Charts and diagrams as code
** Begin **
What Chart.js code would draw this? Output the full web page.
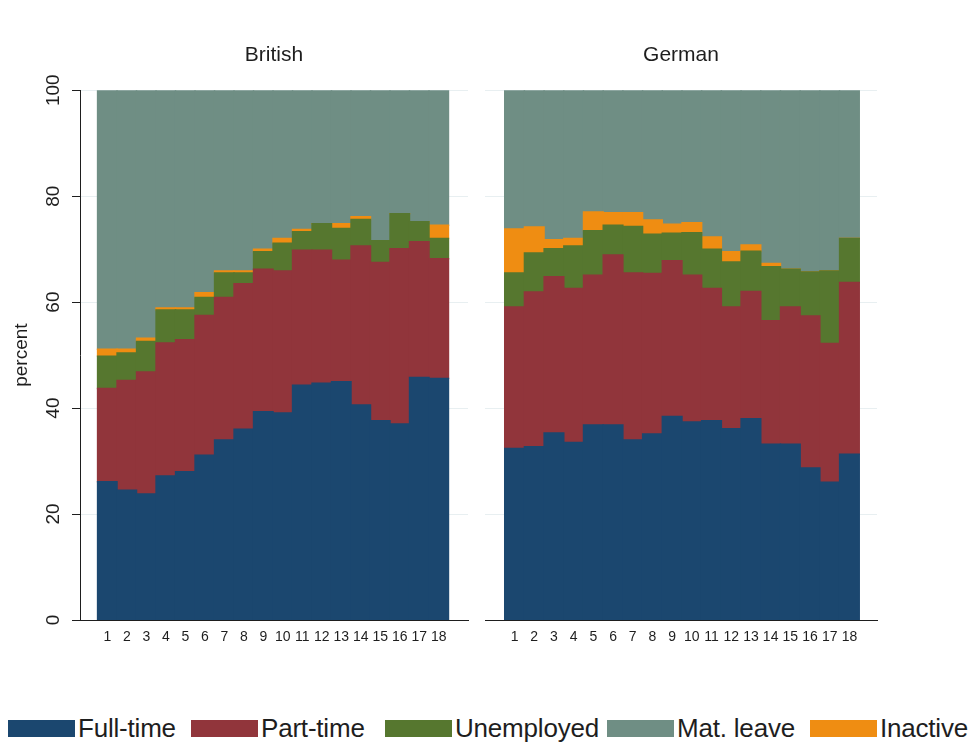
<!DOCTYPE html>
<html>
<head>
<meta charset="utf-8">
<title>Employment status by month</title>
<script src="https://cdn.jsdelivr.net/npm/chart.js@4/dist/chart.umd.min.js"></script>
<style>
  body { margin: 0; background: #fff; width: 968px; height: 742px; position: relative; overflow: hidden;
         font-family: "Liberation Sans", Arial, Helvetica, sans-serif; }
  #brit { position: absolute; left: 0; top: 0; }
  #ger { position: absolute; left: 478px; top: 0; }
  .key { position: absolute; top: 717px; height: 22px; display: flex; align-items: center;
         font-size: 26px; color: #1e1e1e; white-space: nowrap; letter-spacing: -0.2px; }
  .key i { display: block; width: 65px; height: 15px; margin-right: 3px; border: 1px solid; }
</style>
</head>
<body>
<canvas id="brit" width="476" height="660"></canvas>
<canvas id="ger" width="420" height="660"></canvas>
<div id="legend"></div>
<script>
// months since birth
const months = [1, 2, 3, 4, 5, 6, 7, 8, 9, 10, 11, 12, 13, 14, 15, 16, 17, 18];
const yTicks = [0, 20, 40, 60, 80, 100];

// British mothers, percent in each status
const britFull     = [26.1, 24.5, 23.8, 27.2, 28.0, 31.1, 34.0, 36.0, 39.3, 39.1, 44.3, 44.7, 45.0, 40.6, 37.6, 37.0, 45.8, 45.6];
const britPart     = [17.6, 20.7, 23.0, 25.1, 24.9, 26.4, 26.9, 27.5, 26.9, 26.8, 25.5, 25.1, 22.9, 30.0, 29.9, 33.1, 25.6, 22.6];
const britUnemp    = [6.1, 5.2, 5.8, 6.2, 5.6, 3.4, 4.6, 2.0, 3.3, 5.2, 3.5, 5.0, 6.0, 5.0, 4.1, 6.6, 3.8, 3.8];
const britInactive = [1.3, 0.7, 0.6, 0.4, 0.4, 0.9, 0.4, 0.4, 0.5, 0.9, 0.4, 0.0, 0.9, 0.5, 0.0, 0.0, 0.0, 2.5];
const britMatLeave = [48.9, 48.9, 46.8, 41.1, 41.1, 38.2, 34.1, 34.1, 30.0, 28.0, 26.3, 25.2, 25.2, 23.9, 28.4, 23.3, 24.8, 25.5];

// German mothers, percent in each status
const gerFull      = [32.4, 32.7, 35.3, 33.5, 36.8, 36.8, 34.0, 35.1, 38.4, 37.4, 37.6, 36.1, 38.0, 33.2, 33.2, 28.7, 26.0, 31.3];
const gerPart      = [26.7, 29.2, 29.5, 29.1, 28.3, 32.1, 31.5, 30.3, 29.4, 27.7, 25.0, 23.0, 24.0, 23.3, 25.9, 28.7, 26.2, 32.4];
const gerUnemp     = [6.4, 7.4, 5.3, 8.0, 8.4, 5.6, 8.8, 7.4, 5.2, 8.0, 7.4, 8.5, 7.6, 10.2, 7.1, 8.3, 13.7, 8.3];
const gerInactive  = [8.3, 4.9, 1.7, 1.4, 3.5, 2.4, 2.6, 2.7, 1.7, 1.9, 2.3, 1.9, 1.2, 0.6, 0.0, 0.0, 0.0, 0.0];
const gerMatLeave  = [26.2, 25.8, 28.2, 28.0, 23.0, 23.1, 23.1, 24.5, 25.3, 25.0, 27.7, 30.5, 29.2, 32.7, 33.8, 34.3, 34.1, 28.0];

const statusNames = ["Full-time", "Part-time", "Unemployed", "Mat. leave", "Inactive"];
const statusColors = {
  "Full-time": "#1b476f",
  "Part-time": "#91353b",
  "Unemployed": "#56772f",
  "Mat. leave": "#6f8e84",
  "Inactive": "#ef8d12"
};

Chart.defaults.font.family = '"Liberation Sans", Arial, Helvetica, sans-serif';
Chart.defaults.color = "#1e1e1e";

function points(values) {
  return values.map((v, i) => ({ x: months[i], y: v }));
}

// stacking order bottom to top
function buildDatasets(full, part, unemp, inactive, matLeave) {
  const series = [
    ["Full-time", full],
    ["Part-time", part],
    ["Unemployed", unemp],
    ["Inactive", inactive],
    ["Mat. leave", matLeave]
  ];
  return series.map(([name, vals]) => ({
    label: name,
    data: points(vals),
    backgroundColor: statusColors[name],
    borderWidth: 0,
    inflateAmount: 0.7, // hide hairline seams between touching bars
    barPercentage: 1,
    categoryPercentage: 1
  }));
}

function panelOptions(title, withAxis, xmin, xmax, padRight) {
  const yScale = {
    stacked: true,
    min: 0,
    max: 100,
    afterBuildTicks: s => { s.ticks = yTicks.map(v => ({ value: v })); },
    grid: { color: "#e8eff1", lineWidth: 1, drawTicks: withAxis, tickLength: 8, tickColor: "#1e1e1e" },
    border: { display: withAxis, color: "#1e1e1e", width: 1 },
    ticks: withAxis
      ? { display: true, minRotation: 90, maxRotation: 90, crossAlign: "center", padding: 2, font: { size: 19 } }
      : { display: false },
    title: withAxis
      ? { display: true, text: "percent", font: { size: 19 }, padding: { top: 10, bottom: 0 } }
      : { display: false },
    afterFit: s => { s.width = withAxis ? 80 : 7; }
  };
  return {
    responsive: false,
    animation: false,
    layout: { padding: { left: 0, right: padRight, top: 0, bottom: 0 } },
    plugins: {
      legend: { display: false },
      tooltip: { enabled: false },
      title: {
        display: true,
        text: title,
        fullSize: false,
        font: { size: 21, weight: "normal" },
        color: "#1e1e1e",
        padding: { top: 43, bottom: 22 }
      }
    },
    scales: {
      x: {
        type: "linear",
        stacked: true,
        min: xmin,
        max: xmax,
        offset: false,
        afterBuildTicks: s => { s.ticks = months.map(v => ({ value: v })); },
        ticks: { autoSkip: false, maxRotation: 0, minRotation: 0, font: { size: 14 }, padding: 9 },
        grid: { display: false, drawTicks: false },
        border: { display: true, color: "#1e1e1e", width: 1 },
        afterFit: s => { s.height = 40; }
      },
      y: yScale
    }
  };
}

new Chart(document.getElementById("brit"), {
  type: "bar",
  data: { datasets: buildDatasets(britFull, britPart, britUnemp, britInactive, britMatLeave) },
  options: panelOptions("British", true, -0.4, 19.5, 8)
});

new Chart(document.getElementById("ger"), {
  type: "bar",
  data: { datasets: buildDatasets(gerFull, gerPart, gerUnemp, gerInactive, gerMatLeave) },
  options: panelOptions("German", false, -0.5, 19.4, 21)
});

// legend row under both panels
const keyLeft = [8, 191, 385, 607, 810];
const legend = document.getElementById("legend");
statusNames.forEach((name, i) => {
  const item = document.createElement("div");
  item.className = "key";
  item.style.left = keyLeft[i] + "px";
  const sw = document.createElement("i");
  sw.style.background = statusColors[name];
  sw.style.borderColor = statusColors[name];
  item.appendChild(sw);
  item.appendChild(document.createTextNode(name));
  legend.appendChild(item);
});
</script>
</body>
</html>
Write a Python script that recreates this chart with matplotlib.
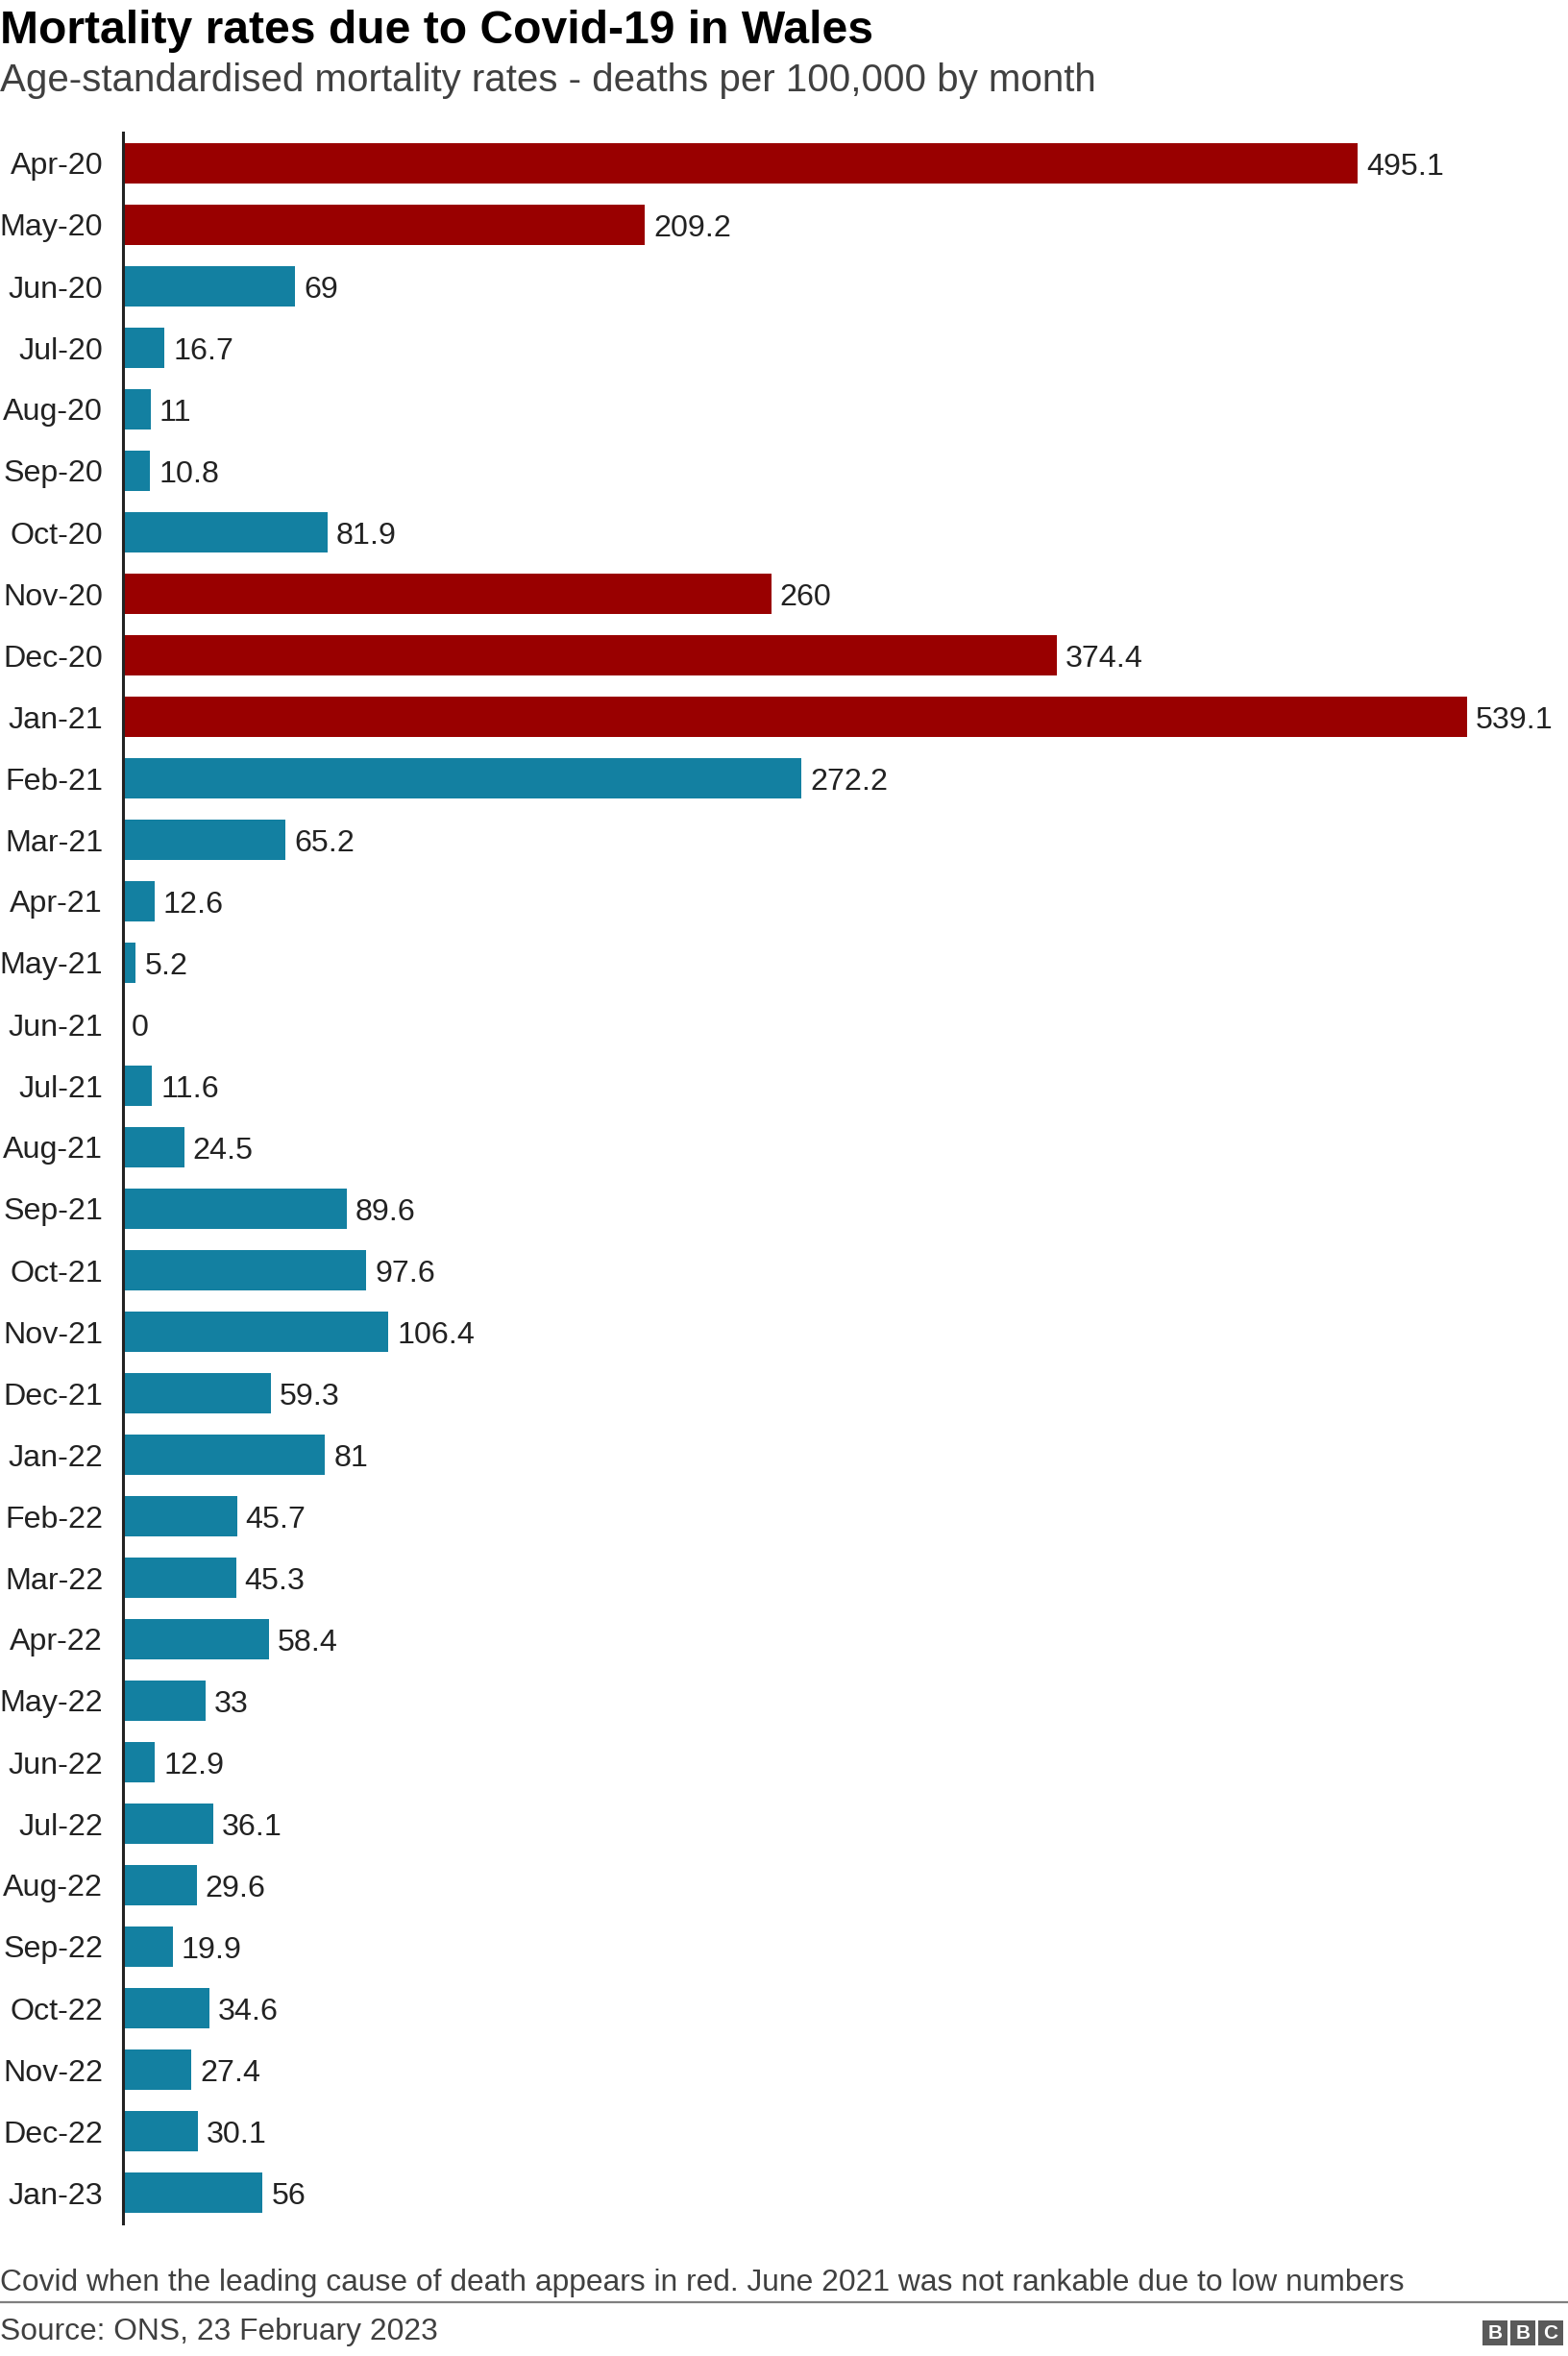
** End **
■ REQUIRED TASK
Reproduce the full listing above verbatim, with no pictures included.

■ RESPONSE BELOW
What Chart.js code would draw this? Output the full web page.
<!DOCTYPE html>
<html>
<head>
<meta charset="utf-8">
<title>Employment status by month</title>
<script src="https://cdn.jsdelivr.net/npm/chart.js@4/dist/chart.umd.min.js"></script>
<style>
  body { margin: 0; background: #fff; width: 968px; height: 742px; position: relative; overflow: hidden;
         font-family: "Liberation Sans", Arial, Helvetica, sans-serif; }
  #brit { position: absolute; left: 0; top: 0; }
  #ger { position: absolute; left: 478px; top: 0; }
  .key { position: absolute; top: 717px; height: 22px; display: flex; align-items: center;
         font-size: 26px; color: #1e1e1e; white-space: nowrap; letter-spacing: -0.2px; }
  .key i { display: block; width: 65px; height: 15px; margin-right: 3px; border: 1px solid; }
</style>
</head>
<body>
<canvas id="brit" width="476" height="660"></canvas>
<canvas id="ger" width="420" height="660"></canvas>
<div id="legend"></div>
<script>
// months since birth
const months = [1, 2, 3, 4, 5, 6, 7, 8, 9, 10, 11, 12, 13, 14, 15, 16, 17, 18];
const yTicks = [0, 20, 40, 60, 80, 100];

// British mothers, percent in each status
const britFull     = [26.1, 24.5, 23.8, 27.2, 28.0, 31.1, 34.0, 36.0, 39.3, 39.1, 44.3, 44.7, 45.0, 40.6, 37.6, 37.0, 45.8, 45.6];
const britPart     = [17.6, 20.7, 23.0, 25.1, 24.9, 26.4, 26.9, 27.5, 26.9, 26.8, 25.5, 25.1, 22.9, 30.0, 29.9, 33.1, 25.6, 22.6];
const britUnemp    = [6.1, 5.2, 5.8, 6.2, 5.6, 3.4, 4.6, 2.0, 3.3, 5.2, 3.5, 5.0, 6.0, 5.0, 4.1, 6.6, 3.8, 3.8];
const britInactive = [1.3, 0.7, 0.6, 0.4, 0.4, 0.9, 0.4, 0.4, 0.5, 0.9, 0.4, 0.0, 0.9, 0.5, 0.0, 0.0, 0.0, 2.5];
const britMatLeave = [48.9, 48.9, 46.8, 41.1, 41.1, 38.2, 34.1, 34.1, 30.0, 28.0, 26.3, 25.2, 25.2, 23.9, 28.4, 23.3, 24.8, 25.5];

// German mothers, percent in each status
const gerFull      = [32.4, 32.7, 35.3, 33.5, 36.8, 36.8, 34.0, 35.1, 38.4, 37.4, 37.6, 36.1, 38.0, 33.2, 33.2, 28.7, 26.0, 31.3];
const gerPart      = [26.7, 29.2, 29.5, 29.1, 28.3, 32.1, 31.5, 30.3, 29.4, 27.7, 25.0, 23.0, 24.0, 23.3, 25.9, 28.7, 26.2, 32.4];
const gerUnemp     = [6.4, 7.4, 5.3, 8.0, 8.4, 5.6, 8.8, 7.4, 5.2, 8.0, 7.4, 8.5, 7.6, 10.2, 7.1, 8.3, 13.7, 8.3];
const gerInactive  = [8.3, 4.9, 1.7, 1.4, 3.5, 2.4, 2.6, 2.7, 1.7, 1.9, 2.3, 1.9, 1.2, 0.6, 0.0, 0.0, 0.0, 0.0];
const gerMatLeave  = [26.2, 25.8, 28.2, 28.0, 23.0, 23.1, 23.1, 24.5, 25.3, 25.0, 27.7, 30.5, 29.2, 32.7, 33.8, 34.3, 34.1, 28.0];

const statusNames = ["Full-time", "Part-time", "Unemployed", "Mat. leave", "Inactive"];
const statusColors = {
  "Full-time": "#1b476f",
  "Part-time": "#91353b",
  "Unemployed": "#56772f",
  "Mat. leave": "#6f8e84",
  "Inactive": "#ef8d12"
};

Chart.defaults.font.family = '"Liberation Sans", Arial, Helvetica, sans-serif';
Chart.defaults.color = "#1e1e1e";

function points(values) {
  return values.map((v, i) => ({ x: months[i], y: v }));
}

// stacking order bottom to top
function buildDatasets(full, part, unemp, inactive, matLeave) {
  const series = [
    ["Full-time", full],
    ["Part-time", part],
    ["Unemployed", unemp],
    ["Inactive", inactive],
    ["Mat. leave", matLeave]
  ];
  return series.map(([name, vals]) => ({
    label: name,
    data: points(vals),
    backgroundColor: statusColors[name],
    borderWidth: 0,
    inflateAmount: 0.7, // hide hairline seams between touching bars
    barPercentage: 1,
    categoryPercentage: 1
  }));
}

function panelOptions(title, withAxis, xmin, xmax, padRight) {
  const yScale = {
    stacked: true,
    min: 0,
    max: 100,
    afterBuildTicks: s => { s.ticks = yTicks.map(v => ({ value: v })); },
    grid: { color: "#e8eff1", lineWidth: 1, drawTicks: withAxis, tickLength: 8, tickColor: "#1e1e1e" },
    border: { display: withAxis, color: "#1e1e1e", width: 1 },
    ticks: withAxis
      ? { display: true, minRotation: 90, maxRotation: 90, crossAlign: "center", padding: 2, font: { size: 19 } }
      : { display: false },
    title: withAxis
      ? { display: true, text: "percent", font: { size: 19 }, padding: { top: 10, bottom: 0 } }
      : { display: false },
    afterFit: s => { s.width = withAxis ? 80 : 7; }
  };
  return {
    responsive: false,
    animation: false,
    layout: { padding: { left: 0, right: padRight, top: 0, bottom: 0 } },
    plugins: {
      legend: { display: false },
      tooltip: { enabled: false },
      title: {
        display: true,
        text: title,
        fullSize: false,
        font: { size: 21, weight: "normal" },
        color: "#1e1e1e",
        padding: { top: 43, bottom: 22 }
      }
    },
    scales: {
      x: {
        type: "linear",
        stacked: true,
        min: xmin,
        max: xmax,
        offset: false,
        afterBuildTicks: s => { s.ticks = months.map(v => ({ value: v })); },
        ticks: { autoSkip: false, maxRotation: 0, minRotation: 0, font: { size: 14 }, padding: 9 },
        grid: { display: false, drawTicks: false },
        border: { display: true, color: "#1e1e1e", width: 1 },
        afterFit: s => { s.height = 40; }
      },
      y: yScale
    }
  };
}

new Chart(document.getElementById("brit"), {
  type: "bar",
  data: { datasets: buildDatasets(britFull, britPart, britUnemp, britInactive, britMatLeave) },
  options: panelOptions("British", true, -0.4, 19.5, 8)
});

new Chart(document.getElementById("ger"), {
  type: "bar",
  data: { datasets: buildDatasets(gerFull, gerPart, gerUnemp, gerInactive, gerMatLeave) },
  options: panelOptions("German", false, -0.5, 19.4, 21)
});

// legend row under both panels
const keyLeft = [8, 191, 385, 607, 810];
const legend = document.getElementById("legend");
statusNames.forEach((name, i) => {
  const item = document.createElement("div");
  item.className = "key";
  item.style.left = keyLeft[i] + "px";
  const sw = document.createElement("i");
  sw.style.background = statusColors[name];
  sw.style.borderColor = statusColors[name];
  item.appendChild(sw);
  item.appendChild(document.createTextNode(name));
  legend.appendChild(item);
});
</script>
</body>
</html>
Write a Python script that recreates this chart with matplotlib.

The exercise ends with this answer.